Eğer bu söz gerçekten Allah'ın Resulüne aitse;

1- Eğer Yahudi kadın söylemeseydi, Nebi (as) bu çok önemli bilgiyi bilmiyor muydu?

2- Biliyordu ise gizliyor muydu?

3- Bu haberden önce kabir azabından Allah'a sığınmıyor muydu?

4- Bizim işitmemiz ve sakınmamız gereken sesi hayvanlar mı işitiyor?

5- Sığınması gereken bir tehdidi, Yahudi bir kadından öğrenen bir elçiye kim nasıl güvenir?

6- Ümmet böyle önemli bir konuyu; vahiyle değil de, Yahudi kadından mı öğrenecekti. Hz. Âdem’in kabul etmeyeceği hadis: Ya Rabbi! Muhammedin hakkı için benim günahımı bağışlamanı istiyorum. Allah'ü Teâlâ dedi ki: Ey Âdem! Sen Muhammedi nereden biliyorsun? Ben onu daha yaratmadım. Âdem: Ey Rabbim, sen beni yarattığında ve ruhundan bana üflediğinde başımı kaldırdım ve cennetin kapıları üzerinde "Lailahe illellah-Muhammedün Resulüllah yazılı olduğunu gördüm. (Hâkim müstedrek 2/615 Hz. Ömer (r.a.) den merfu olarak, İbn Asakir (2/323). El Beyhaki Delailünnübüvve (5/488) Peki, gerçekten Hz.
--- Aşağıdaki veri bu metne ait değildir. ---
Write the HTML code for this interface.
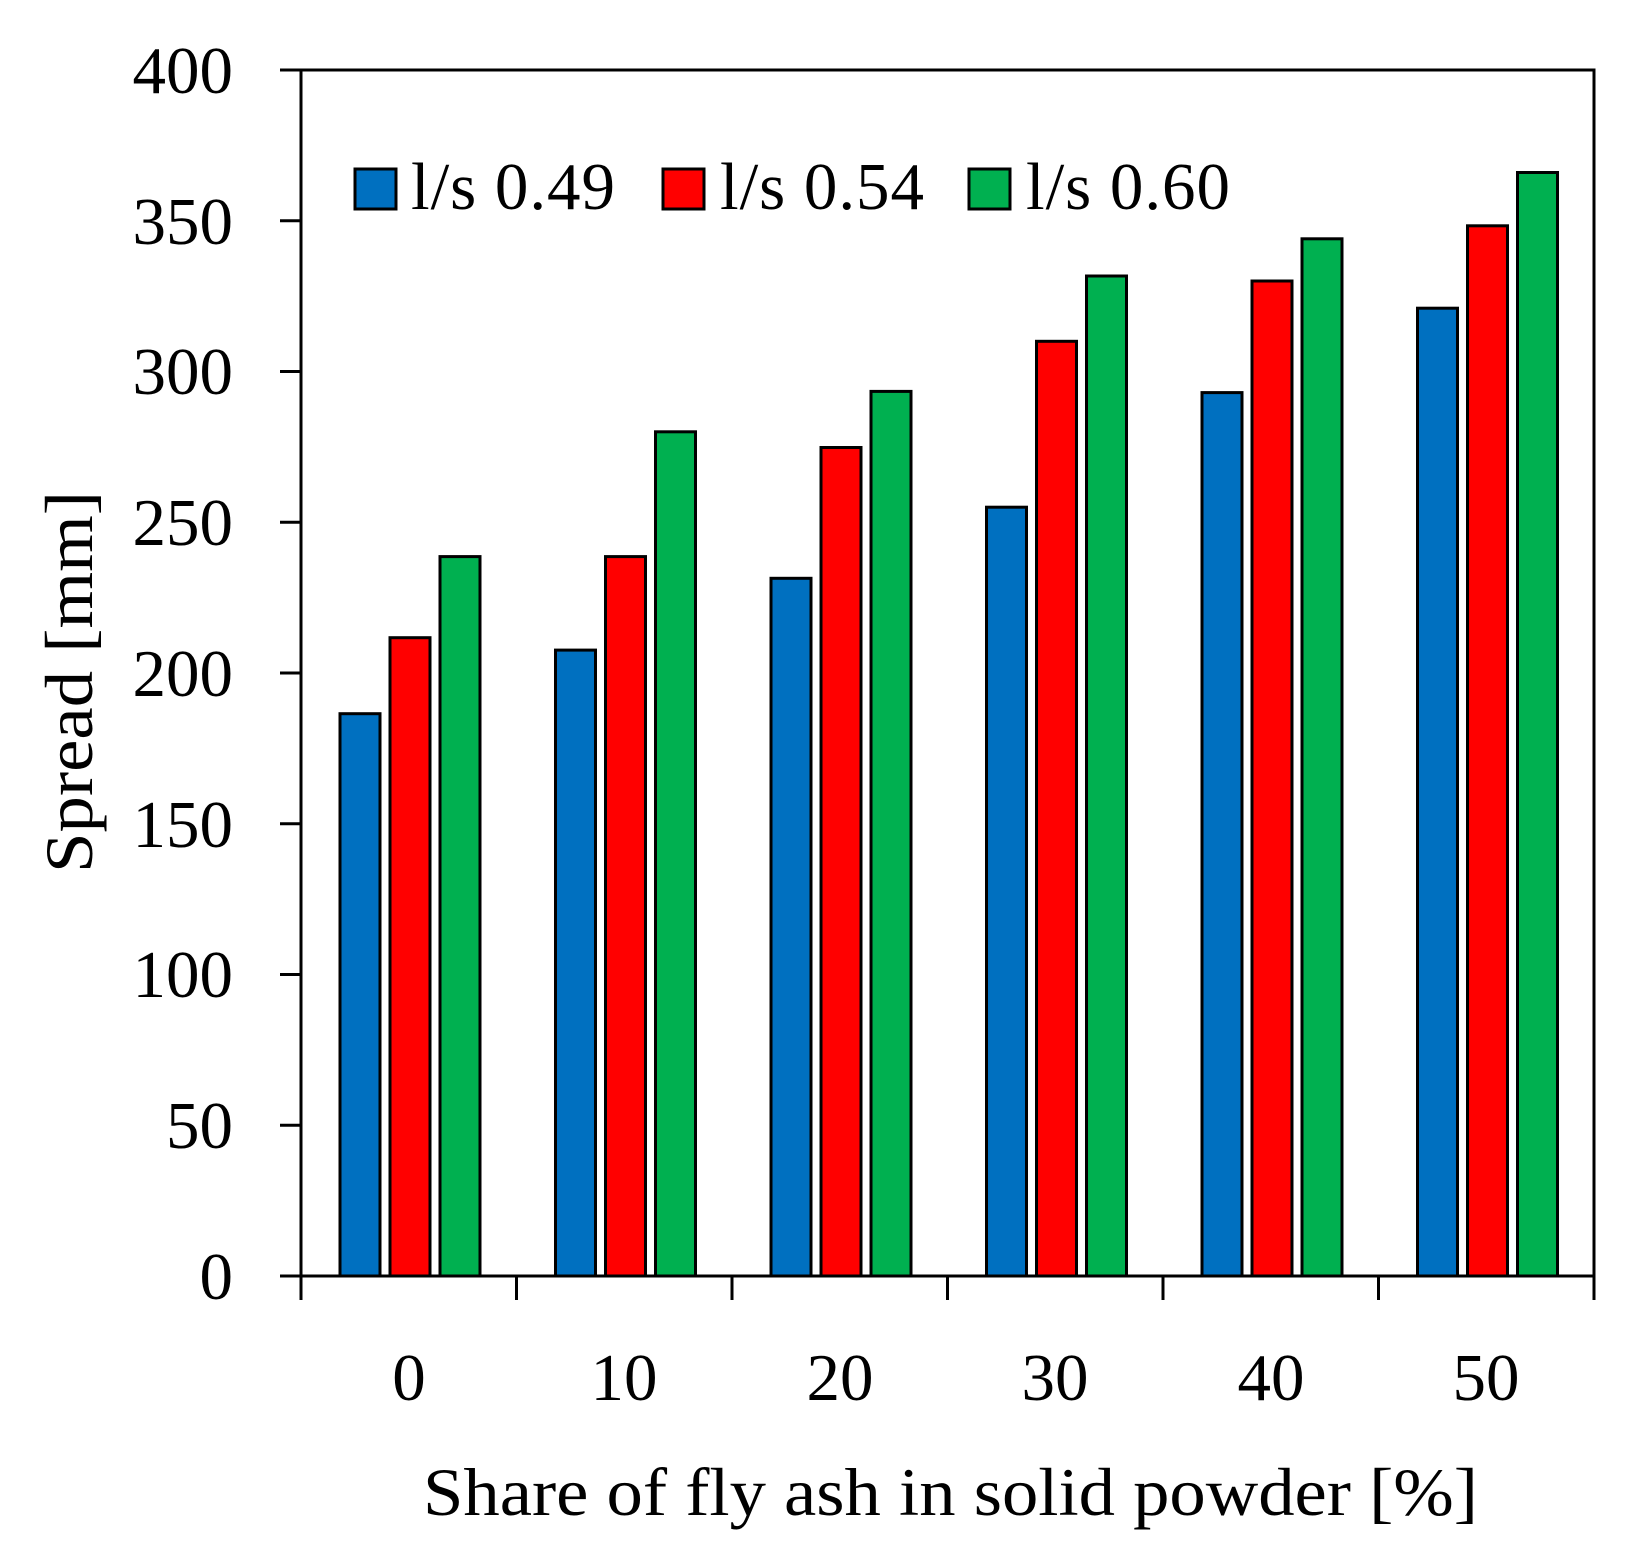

Âdem böyle söyleyerek mi tövbe etti? “Âdem Rabbinden bazı kelimeler öğrenip belledi de O'na yöneldi. O'da onun tövbesini kabul etti.

Gerçekten de O, evet O, Tevvaptır, tövbeleri kabul eder. Rahim'dir, rahmetini cömertçe yayar." (Bakara Suresi 37) Allah'ın ona öğrettiği kelimeler yukarıda ki rivayette değil aşağıdaki ayetteki gibidir. (Şeytan) onları hile ile aldattı. Ağacın meyvesini tattıklarında ayıp yerleri kendilerine göründü. Ve cennet yapraklarından üzerlerini örtmeye başladılar.
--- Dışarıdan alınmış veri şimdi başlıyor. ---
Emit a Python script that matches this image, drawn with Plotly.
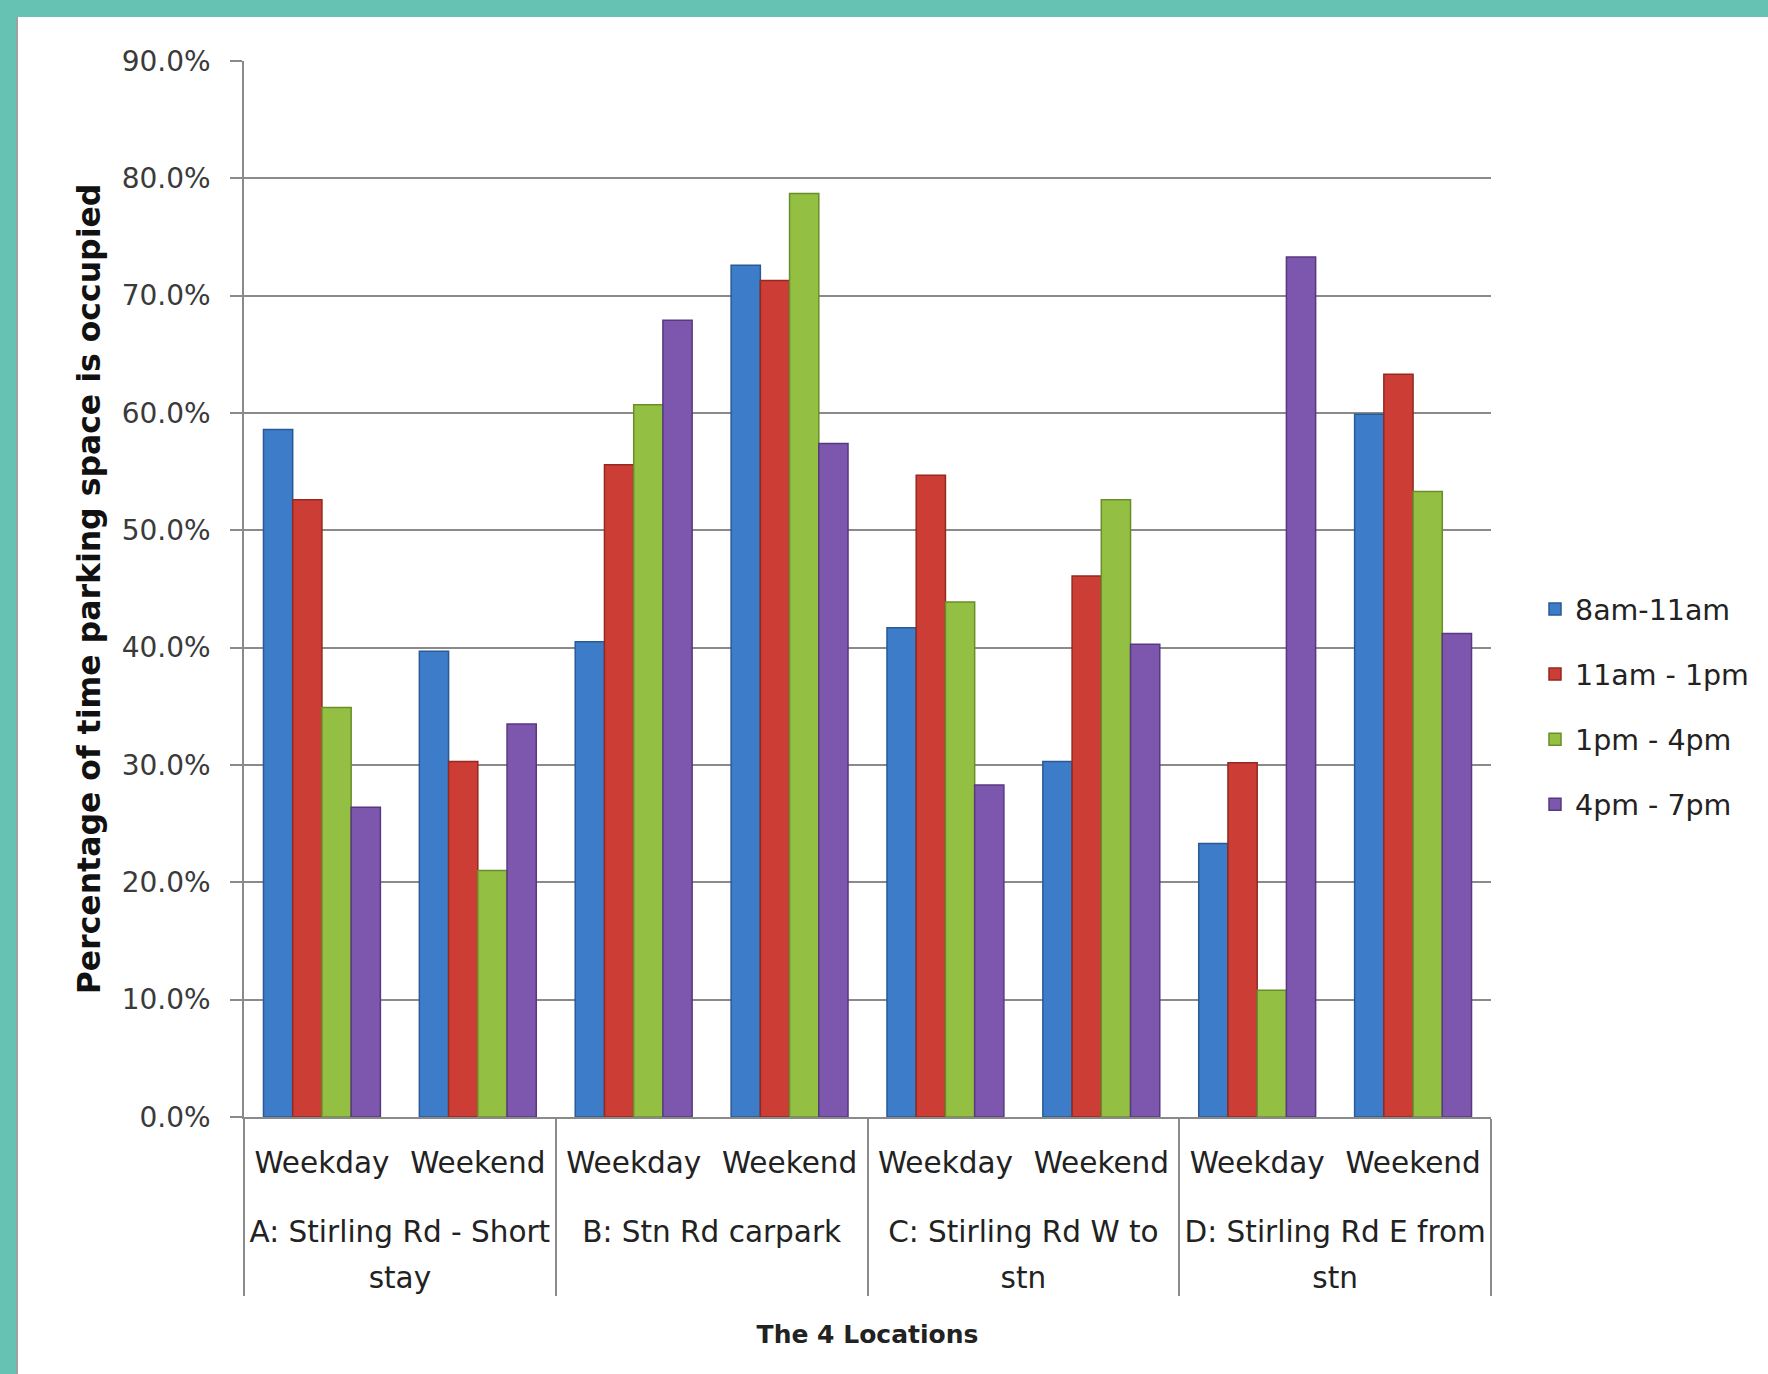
import plotly.graph_objects as go

# ---- data ----
locations = ["A: Stirling Rd - Short<br>stay", "B: Stn Rd carpark",
             "C: Stirling Rd W to<br>stn", "D: Stirling Rd E from<br>stn"]
periods = ["Weekday", "Weekend"]
series_names = ["8am-11am", "11am - 1pm", "1pm - 4pm", "4pm - 7pm"]
# values in percent, order: A-Wd, A-We, B-Wd, B-We, C-Wd, C-We, D-Wd, D-We
v_8_11 = [58.6, 39.7, 40.5, 72.6, 41.7, 30.3, 23.3, 59.9]
v_11_1 = [52.6, 30.3, 55.6, 71.3, 54.7, 46.1, 30.2, 63.3]
v_1_4 = [34.9, 21.0, 60.7, 78.7, 43.9, 52.6, 10.8, 53.3]
v_4_7 = [26.4, 33.5, 67.9, 57.4, 28.3, 40.3, 73.3, 41.2]
y_ticks = [0, 10, 20, 30, 40, 50, 60, 70, 80, 90]

colors = ["#3D7CC9", "#CC3D36", "#93C043", "#7D56AD"]
edge = ["#2A5A96", "#93291F", "#6A8D2A", "#58397F"]

LABEL_PX = 29.5


def styled(s):
    return "<br>".join(
        f"<span style='font-size:{LABEL_PX}px'>{part}</span>" for part in s.split("<br>")
    )


lvl0 = ["<br>" + styled(loc) for loc in locations for _ in periods]
lvl1 = [styled(p) for _ in locations for p in periods]

W, H = 1768, 1374
ML, MR, MT, MB = 244, 277, 61, 257
PW, PH = W - ML - MR, H - MT - MB

fig = go.Figure()
for name, vals, c, e in zip(series_names, [v_8_11, v_11_1, v_1_4, v_4_7], colors, edge):
    fig.add_trace(go.Bar(
        x=[lvl0, lvl1], y=[v / 100 for v in vals], name=name,
        legendgroup=name,
        marker=dict(color=c, line=dict(color=e, width=1.5)),
    ))

font = "DejaVu Sans"


def px_x(px):
    return (px - ML) / PW


def px_y(px):
    return 1 + (MT - px) / PH


shapes = [
    dict(type="rect", xref="paper", yref="paper", x0=px_x(-5), x1=px_x(16),
         y0=px_y(H + 5), y1=px_y(-5), fillcolor="#66C2B3", line_width=0, layer="below"),
    dict(type="rect", xref="paper", yref="paper", x0=px_x(-5), x1=px_x(W + 5),
         y0=px_y(17), y1=px_y(-5), fillcolor="#66C2B3", line_width=0, layer="below"),
    dict(type="line", xref="paper", yref="paper", x0=px_x(17), x1=px_x(17),
         y0=px_y(H + 5), y1=px_y(17), line=dict(color="#a0a0a0", width=2), layer="below"),
]

fig.update_layout(
    width=W, height=H,
    margin=dict(l=ML, r=MR, t=MT, b=MB, autoexpand=False),
    paper_bgcolor="white", plot_bgcolor="white",
    barmode="group", bargap=0.25, bargroupgap=0,
    font=dict(family=font, color="#333333"),
    shapes=shapes,
    legend=dict(
        x=px_x(1535), y=px_y(707), xanchor="left", yanchor="middle",
        font=dict(size=28.5, color="#222222", family=font),
        tracegroupgap=25, traceorder="grouped", bgcolor="rgba(0,0,0,0)",
    ),
    xaxis=dict(
        type="multicategory", showline=True, linecolor="#8a8a8a", linewidth=1.5,
        ticks="", showdividers=True, dividercolor="#8a8a8a", dividerwidth=1.5,
        tickfont=dict(size=35, color="#222222", family=font), automargin=False,
        ticklabelstandoff=12,
        title=dict(text="<b>The 4 Locations</b>", font=dict(size=25, color="#222222", family=font),
                   standoff=32),
    ),
    yaxis=dict(
        range=[0, 0.9], tickvals=[t / 100 for t in y_ticks], tickformat=".1%",
        showgrid=True, gridcolor="#8a8a8a", gridwidth=1.5,
        showline=True, linecolor="#8a8a8a", linewidth=1.5,
        ticks="outside", ticklen=12, tickcolor="#8a8a8a", tickwidth=1.5,
        tickfont=dict(size=28, color="#3a3a3a", family=font), automargin=False,
        ticklabelstandoff=14,
        zeroline=False,
        title=dict(text="<b>Percentage of time parking space is occupied</b>",
                   font=dict(size=31.5, color="#111111", family=font), standoff=12),
    ),
)

fig.write_html("out.html")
Rableri onlara: "Ben size o ağacı yasaklamadım mı ve Şeytan size apaçık bir düşmandır demedim mi? Diye nida etti. (Âdem ile eşi) dediler ki: "Ey Rabbimiz! Biz kendimize zulmettik. Eğer bizi bağışlamaz ve bize acımazsan mutlaka ziyan edenlerden oluruz." (Araf Suresi 22-23) Hadis rivayetinden anladıklarımız:

1- Hazreti Âdem hayatta olsaydı bu rivayeti reddederdi.
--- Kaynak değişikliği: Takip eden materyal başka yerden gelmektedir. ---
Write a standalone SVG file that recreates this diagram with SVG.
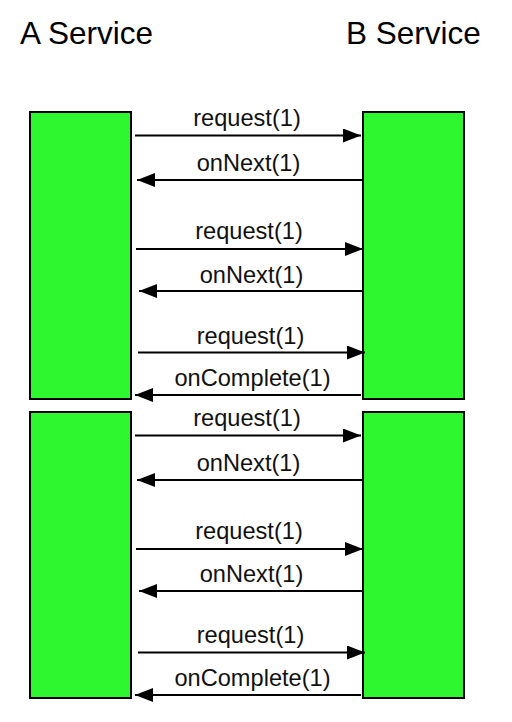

2- Bu rivayet şeyhlerini vesile etmek isteyenlerin uydurmasıdır.

3-Dinin kaynağı Kur'an'dır, Dini rivayetlere teslim ederseniz olacağı budur.

4- Kaynağını Kur'an'dan almayan hiçbir görüşün itibar edilir bir tarafı yoktur.

5- Her önümüze konanı hadis diye kabul edemeyiz, Ebu Hanife'nin dediği gibi diyoruz: "Kur'an'a aykırı hiçbir söz hadis olamaz."

Not: Bu yazılar günümüz Hocalarının yazılarından istifade edilerek yazılmıştır.